Na área da barragem, onde vivem índios tupis-guaranis, ninguém está sabendo da festa. Em Campo Limpo, Grajaú e Brasilândia não vi ninguém encher de rosas nem ninguém restaurar, não vieram ao menos canalizar o córrego, no fim do dia não teve show, não teve visita de ninguém do poder público, mas vi um menino de sete anos na ponte esperando a esperança, só não sei por quanto tempo. A única coisa que representa o governo por aqui é a polícia, então todos já imaginam como ele é representado.
Tá certo!

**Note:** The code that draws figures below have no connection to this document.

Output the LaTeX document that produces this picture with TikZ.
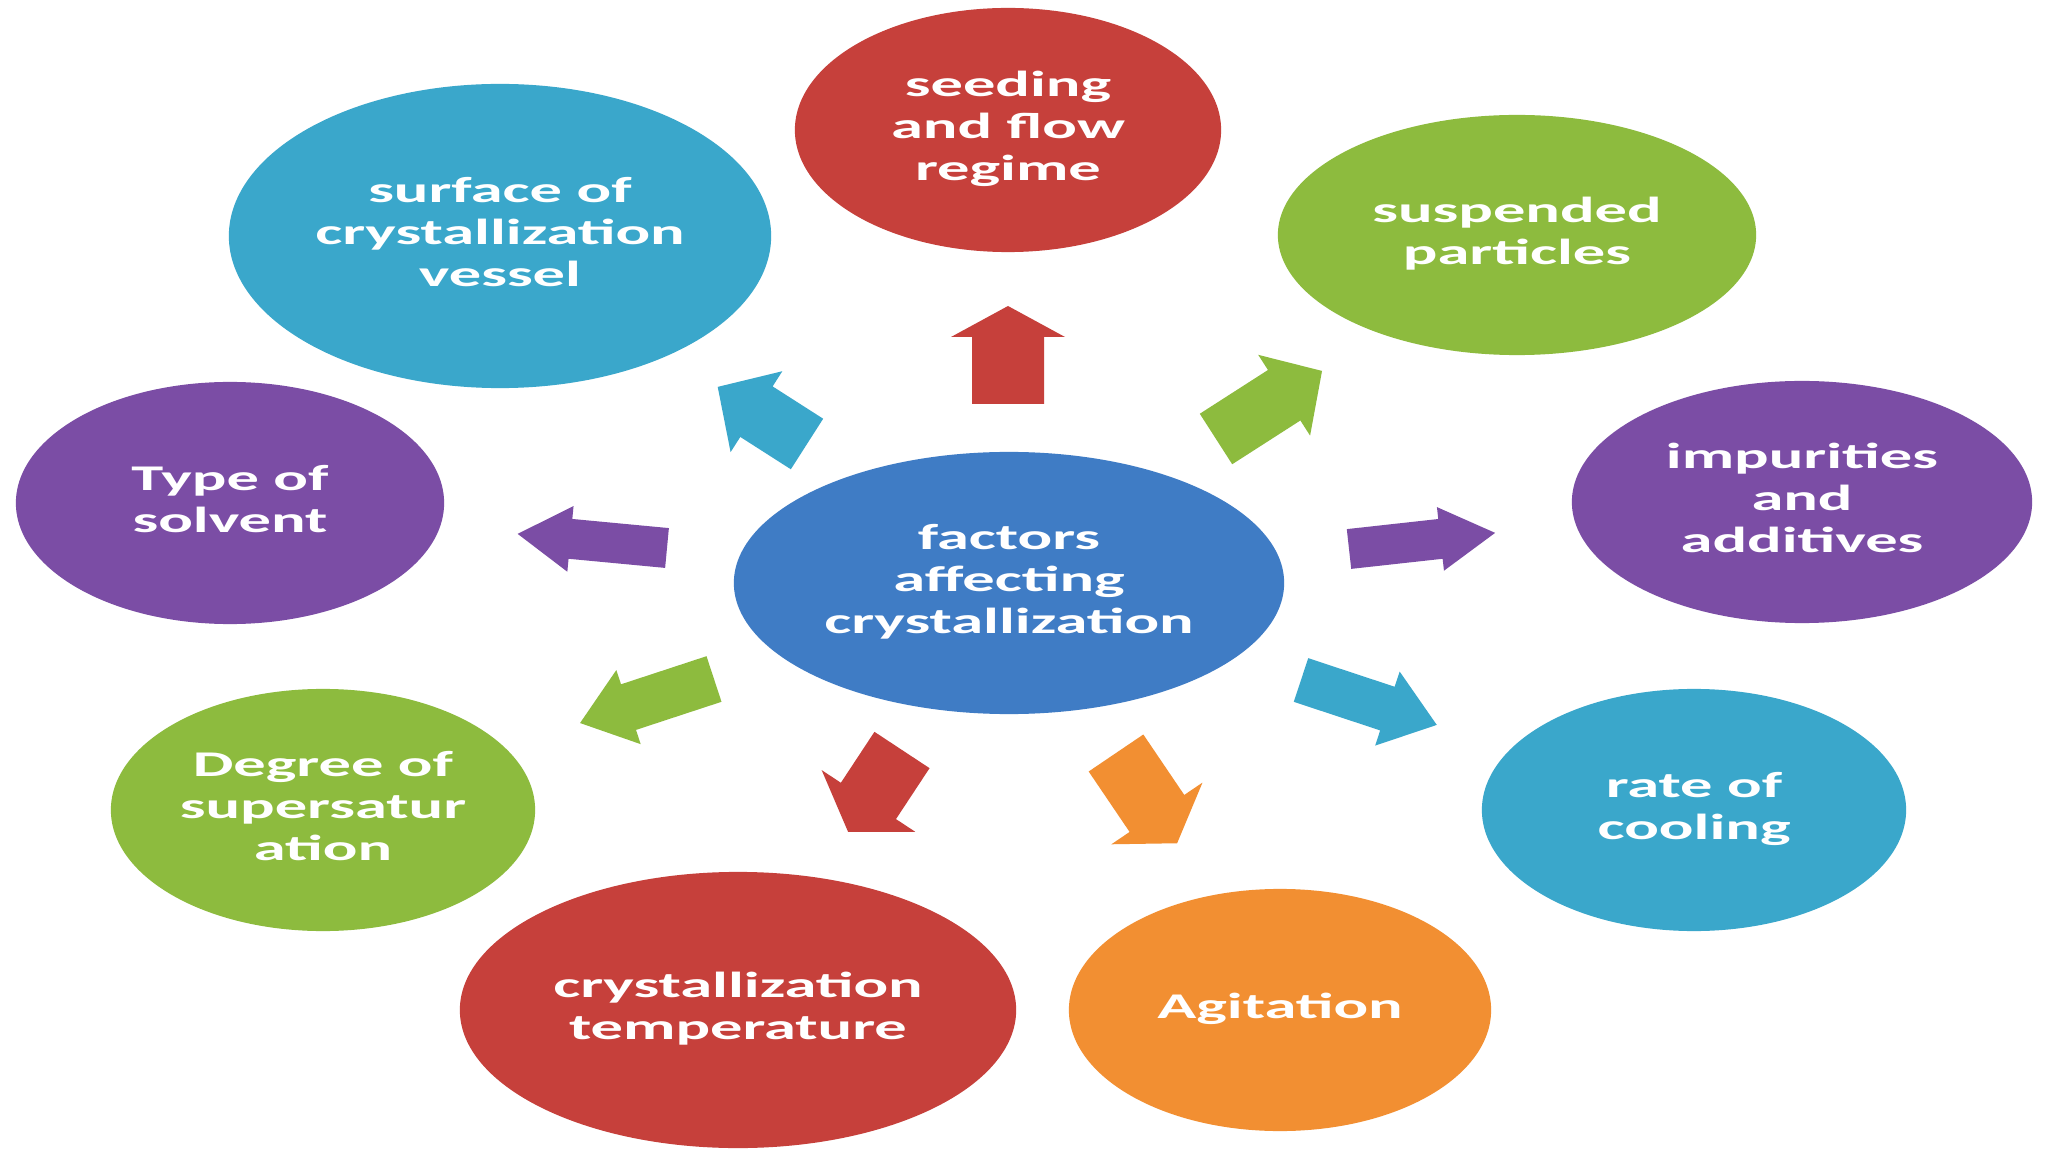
\documentclass[tikz,border=0pt]{standalone}
\usepackage{fontspec}
\usepackage{graphicx}
\setmainfont{Carlito}
\usetikzlibrary{shapes.geometric}
\definecolor{cblue}{HTML}{3F7CC5}
\definecolor{cred}{HTML}{C6403B}
\definecolor{cteal}{HTML}{3AA7CB}
\definecolor{cgreen}{HTML}{8DBB3E}
\definecolor{cpurple}{HTML}{7B4DA5}
\definecolor{corange}{HTML}{F28F32}
\newcommand\bt[1]{\scalebox{1.78}[1]{\begin{tabular}{@{}c@{}}#1\end{tabular}}}
\newcommand\fatarrow[8]{\fill[#1, shift={(#2,#3)}, rotate=#4] (0,-#6) -- ({#5-#8},-#6) -- ({#5-#8},-#7) -- (#5,0) -- ({#5-#8},#7) -- ({#5-#8},#6) -- (0,#6) -- cycle;}
\tikzset{
  bub/.style={ellipse, inner sep=0pt, text=white, font=\fontsize{10.3pt}{12pt}\selectfont\bfseries},
}
\begin{document}
\begin{tikzpicture}[x=0.01cm, y=-0.01cm]
\useasboundingbox (0,0) rectangle (2048,1152);
\fill[white] (0,0) rectangle (2048,1152);

\node[bub, fill=cblue, minimum width=5.50cm, minimum height=2.62cm] (c) at (1009,583) {\bt{factors\\affecting\\crystallization}};
\node[bub, fill=cred, minimum width=4.26cm, minimum height=2.44cm] (n) at (1008,130) {\bt{seeding\\and flow\\regime}};
\node[bub, fill=cteal, minimum width=5.42cm, minimum height=3.04cm] (nw) at (500,236) {\bt{surface of\\crystallization\\vessel}};
\node[bub, fill=cgreen, minimum width=4.78cm, minimum height=2.40cm] (ne) at (1517,235) {\bt{suspended\\particles}};
\node[bub, fill=cpurple, minimum width=4.28cm, minimum height=2.42cm] (w) at (230,503) {\bt{Type of\\solvent}};
\node[bub, fill=cpurple, minimum width=4.60cm, minimum height=2.42cm] (e) at (1802,502) {\bt{impurities\\and\\additives}};
\node[bub, fill=cgreen, minimum width=4.24cm, minimum height=2.42cm] (sw) at (323,810) {\bt{Degree of\\supersatur\\ation}};
\node[bub, fill=cteal, minimum width=4.24cm, minimum height=2.42cm] (se) at (1694,810) {\bt{rate of\\cooling}};
\node[bub, fill=cred, minimum width=5.56cm, minimum height=2.76cm] (s1) at (738,1010) {\bt{crystallization\\temperature}};
\node[bub, fill=corange, minimum width=4.22cm, minimum height=2.42cm] (s2) at (1280,1010) {\bt{Agitation}};

\fatarrow{cred}{1008}{404}{90}{98}{36}{57}{31}
\fatarrow{cgreen}{1216}{439}{32.7}{126}{30}{48}{45}
\fatarrow{cteal}{807}{444}{147.4}{106}{30}{48}{46}
\fatarrow{cpurple}{667}{548}{174.6}{150}{20}{33}{53}
\fatarrow{cpurple}{1349}{549}{6.3}{147}{20}{32}{55}
\fatarrow{cgreen}{714}{679}{198.2}{141}{24}{39}{51}
\fatarrow{cteal}{1301}{680}{-18.3}{143}{23}{39}{52}
\fatarrow{cred}{902}{750}{236.6}{98}{33}{56}{37}
\fatarrow{corange}{1116}{753}{-55.9}{109}{33}{55}{36}
\end{tikzpicture}
\end{document}
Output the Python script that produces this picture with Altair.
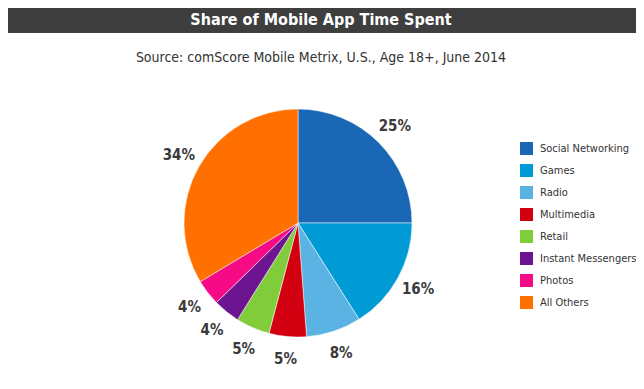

São Paulo é nossa também, afinal, cuidamos do dinheiro, lavamos, vigiamos, passamos, limpamos, digitamos, afogamos mágoas em pequenos bares, vivemos em pequenos casulos, comemos o pouco de ração que sobrou do outro dia e ainda dizemos amém, Sampa city, você é meu berço, pois não nascemos com nenhum de verdade.
Construímos e não moramos, fritamos e não comemos, assistimos, mas não vivemos, passamos vontade, mas passamos adiante.
O quê? Ah! A parte boa da cidade? Bom, acho que vou passar essa, vou deixar para alguém que viva nela, pois o termo aqui para nós é sobrevivência, mas com certeza deve ter muita coisa boa nela, Sampa é bem grande, né? E tem muita diversidade cultural, assim como social.
Somos somente um reflexo de tudo isso, os catadores de materiais recicláveis, os balconistas, os motoristas, os flanelinhas, as empregadas domésticas, os vendedores ambulantes, os vigilantes, os meninos da Febem, os 118 mil presos de todo o Estado e mais uma porrada de gente que te saúda e deseja mais consciência e consideração nesse aniversário, São Paulo.


Ferréz é o nome literário de Reginaldo Ferreira da Silva, 28, autor de "Capão Pecado" (Labortexto, 2000), romance sobre o cotidiano violento do bairro do Capão Redondo, na periferia de São Paulo, onde vive o escritor, e de "Manual Prático do Ódio" (Objetiva, 2003).